Several states are considering new legislation to regulate informant use. In Texas, HB 564 would ban the use of compensated criminal witnesses in death penalty cases altogether. The bill provides that the “testimony of an informant or of an alleged accomplice of the defendant is not admissible if the testimony is given in exchange for a grant or promise by the attorney representing the state or by another of immunity from prosecution, reduction of sentence, or any other form of leniency or special treatment.” Full story at The Intercept here. Radley Balko at the Washington Post calls the bill a “significant first step” in recognizing the inherent unreliability of informants. As Balko, who has written about informant debacles before, puts it:
“The whole concept of jailhouse informants defies credulity. The very idea that people regularly confess to crimes that could put them in prison for decades or possibly even get them executed to someone they just met in a jail cell and have known for all of a few hours is and has always been preposterous. Not to mention the fact that these are people whose word prosecutors wouldn’t trust under just about any other circumstance.”

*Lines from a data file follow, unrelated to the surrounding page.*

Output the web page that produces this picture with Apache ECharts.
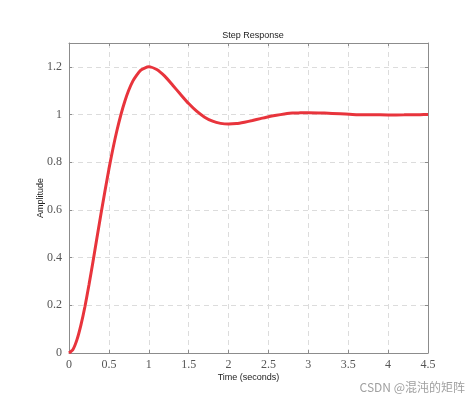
<!DOCTYPE html>
<html lang="en">
<head>
    <meta charset="UTF-8">
    <title>Step Response</title>
    <style>
        html, body { margin: 0; padding: 0; background: #fff; }
        #main { width: 474px; height: 398px; }
    </style>
</head>
<body>
<div id="main"></div>
<script src="https://cdn.jsdelivr.net/npm/echarts@6/dist/echarts.min.js"></script>
<script>
    // time (s) and amplitude
    const timeSec = [0, 0.05, 0.1, 0.15, 0.2, 0.25, 0.3, 0.4, 0.5, 0.6, 0.7, 0.8, 0.9, 1.0,
        1.1, 1.2, 1.3, 1.4, 1.5, 1.6, 1.7, 1.8, 1.9, 2.0,
        2.1, 2.2, 2.3, 2.4, 2.5, 2.6, 2.7, 2.8, 2.9, 3.0,
        3.2, 3.4, 3.6, 3.8, 4.0, 4.2, 4.4, 4.5];
    const amplitude = [0, 0.015, 0.056, 0.118, 0.195, 0.285, 0.382, 0.582, 0.771, 0.932, 1.056, 1.140, 1.186, 1.200,
        1.189, 1.161, 1.123, 1.084, 1.046, 1.014, 0.989, 0.972, 0.963, 0.960,
        0.962, 0.968, 0.975, 0.983, 0.991, 0.997, 1.002, 1.006, 1.007, 1.008,
        1.006, 1.003, 0.9995, 0.9989, 0.9984, 0.9988, 0.9995, 1.000];

    const xTicks = ['0', '0.5', '1', '1.5', '2', '2.5', '3', '3.5', '4', '4.5'];

    const points = timeSec.map((t, i) => [t, amplitude[i]]);
    const gridLine = { show: true, lineStyle: { color: '#dcdcdc', type: [5, 4], width: 1 } };
    const axisLine = { show: true, onZero: false, lineStyle: { color: '#8c8c8c', width: 1 } };
    const tick = { show: true, inside: true, length: 3, lineStyle: { color: '#8c8c8c' } };
    const serif = 'Liberation Serif';

    const myChart = echarts.init(document.getElementById('main'));
    myChart.setOption({
        animation: false,
        title: {
            text: 'Step Response',
            left: 248, top: 26, textAlign: 'center',
            textStyle: { fontSize: 9, fontWeight: 'normal', color: '#222', fontFamily: 'Liberation Sans' }
        },
        grid: { left: 69, right: 46, top: 43, bottom: 45 },
        xAxis: [{
            type: 'value', min: 0, max: 4.5, interval: 0.5,
            name: 'Time (seconds)', nameLocation: 'middle', nameGap: 20, nameMoveOverlap: false,
            nameTextStyle: { fontSize: 9, color: '#222', fontFamily: 'Liberation Sans' },
            axisLine: axisLine,
            axisTick: tick,
            axisLabel: { fontSize: 12, color: '#555', fontFamily: serif, margin: 6,
                formatter: v => xTicks[Math.round(v / 0.5)] },
            splitLine: gridLine
        }, {
            type: 'value', min: 0, max: 4.5, interval: 0.5, position: 'top',
            axisLine: axisLine,
            axisTick: tick,
            axisLabel: { show: false }, splitLine: { show: false }
        }],
        yAxis: [{
            type: 'value', min: 0, max: 1.3, interval: 0.2,
            name: 'Amplitude', nameLocation: 'middle', nameGap: 24, nameMoveOverlap: false,
            nameTextStyle: { fontSize: 9, color: '#222', fontFamily: 'Liberation Sans' },
            axisLine: axisLine,
            axisTick: tick,
            axisLabel: { fontSize: 12, color: '#555', fontFamily: serif, margin: 7, showMaxLabel: false,
                formatter: v => (v > 1.25 ? '' : String(Math.round(v * 10) / 10)) },
            splitLine: gridLine
        }, {
            type: 'value', min: 0, max: 1.3, interval: 0.2, position: 'right',
            axisLine: axisLine,
            axisTick: tick,
            axisLabel: { show: false }, splitLine: { show: false }
        }],
        series: [{
            type: 'line',
            data: points,
            smooth: 0.2,
            showSymbol: false,
            lineStyle: { color: '#e8343c', width: 3 }
        }],
        graphic: [{
            type: 'text', right: 9, bottom: 5,
            style: { text: 'CSDN @混沌的矩阵', fontSize: 12, fill: '#a0a0a0',
                fontFamily: 'Noto Sans CJK SC' }
        }]
    });
</script>
</body>
</html>
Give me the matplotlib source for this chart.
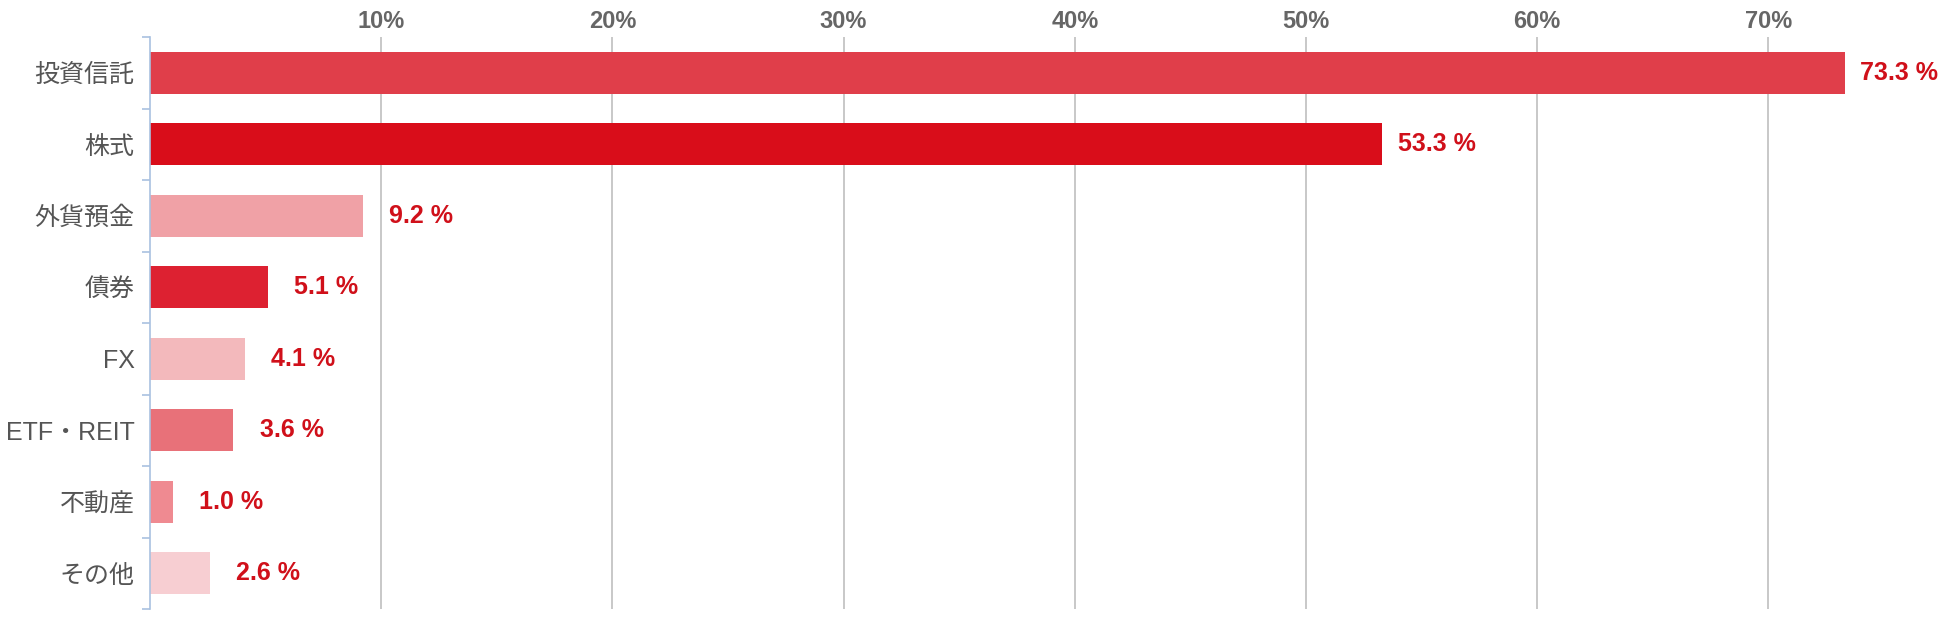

In North Carolina, HB 700–which did not pass–would have created comprehensive regulation of jailhouse informants, including corroboration requirements, enhanced discovery, jury instructions, and data collection. Story here. An interesting feature of this bill was that it would have created a “rebuttable presumption of inadmissibility,” placing the burden on the government to show that these risky witnesses should nevertheless be permitted to testify.